Professor Gregory Nagy, director of the Harvard Center for Hellenic Studies in Washington, begins his opening keynote by examining the meaning of some of the concepts associated with the Olympic games. The English word athletics comes from the Greek 'athlon', which means ordeal, or the testing of human spirit. An athlete is someone who strives for this experience. 'Athlon' doesn't simply signify the ordeal, but also what is gotten from the ordeal, literally making the process its own reward. Another related word, from which we get the English 'agony', is 'agon', which means coming together. Athlon can only be achieved in the presence of others, and is thus connected intricately to 'agon'.

The original Olympic games were at Olympia in Greece. To him, the Olympics and what they represent are as an important contribution of the ancient Greeks to our time as the concept of democracy. Indeed, as the director of the Hellenic Center in Washington, DC, Greg Nagy sees that "athletics and democracy come hand in hand ". To highlight on this, He offers a quote from Nietzsche, "one has to have the antagonistic spirit ".

For the ancient Greeks, athletics were neither a pastime nor entertainment. Instead, athletics were a sacred space. In many ways it was the most serious thing that people did. The way that the Greeks thought of athletics was similar, and shared many of the same concepts, as their perspective on warfare. The same words that describe athletics also refer to the life and death of heroes and warriors.

The first event in the ancient games was always the foot race. It came even before the ritual opening of the lighting of the fire. To understand this, Professor Nagy explains, we have to understand how the Greeks viewed victory. To them, victory at the Olympics wasn't simply a victory, but over all of the other forces of the world, and specifically death itself. The term for the footrace was 'stadion', from where we get the word stadium, which referred literally to the distance between the spaces. Thus the winning of the footrace, as a triumph over death, energized the other competitors and created the space within which the other events could occur. This was symbolized by the opening fire, which was seen as the overcoming of the human spirit over death.

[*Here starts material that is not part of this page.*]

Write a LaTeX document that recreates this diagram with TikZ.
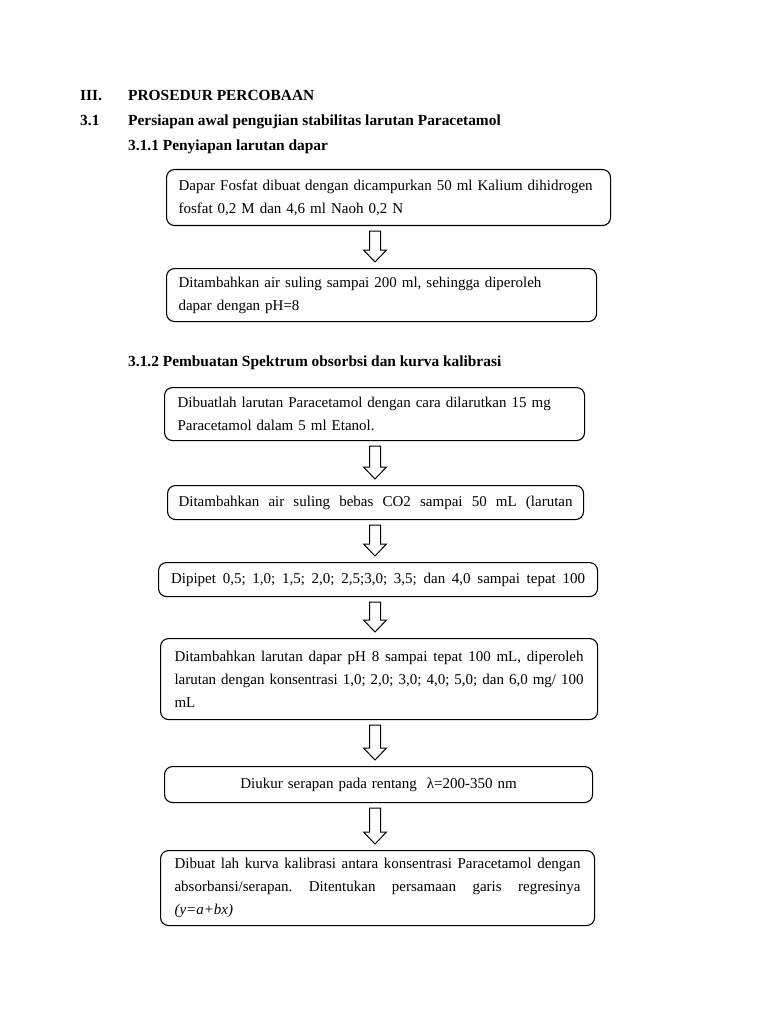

Professor Nagy closes his opening keynote by sharing a poem from Pindar, the premier poet of the 5th century BCE. Bindar was sought out, as a famous poet, by the families of victors to compose a poem celebrating the agon of the athlete. Nagy shares a poem written by Bindar about the agon of a wrestler and explains how his praises that the athlete has "done [his] ancestors proud " is the same ideal that was expressed in the opening film of Harvard in the Olympics by an alumni describing what she felt as she stepped out of the tunnel into the opening ceremony of the games, showing that the spirit of the Olympics is largely the same even after so many years.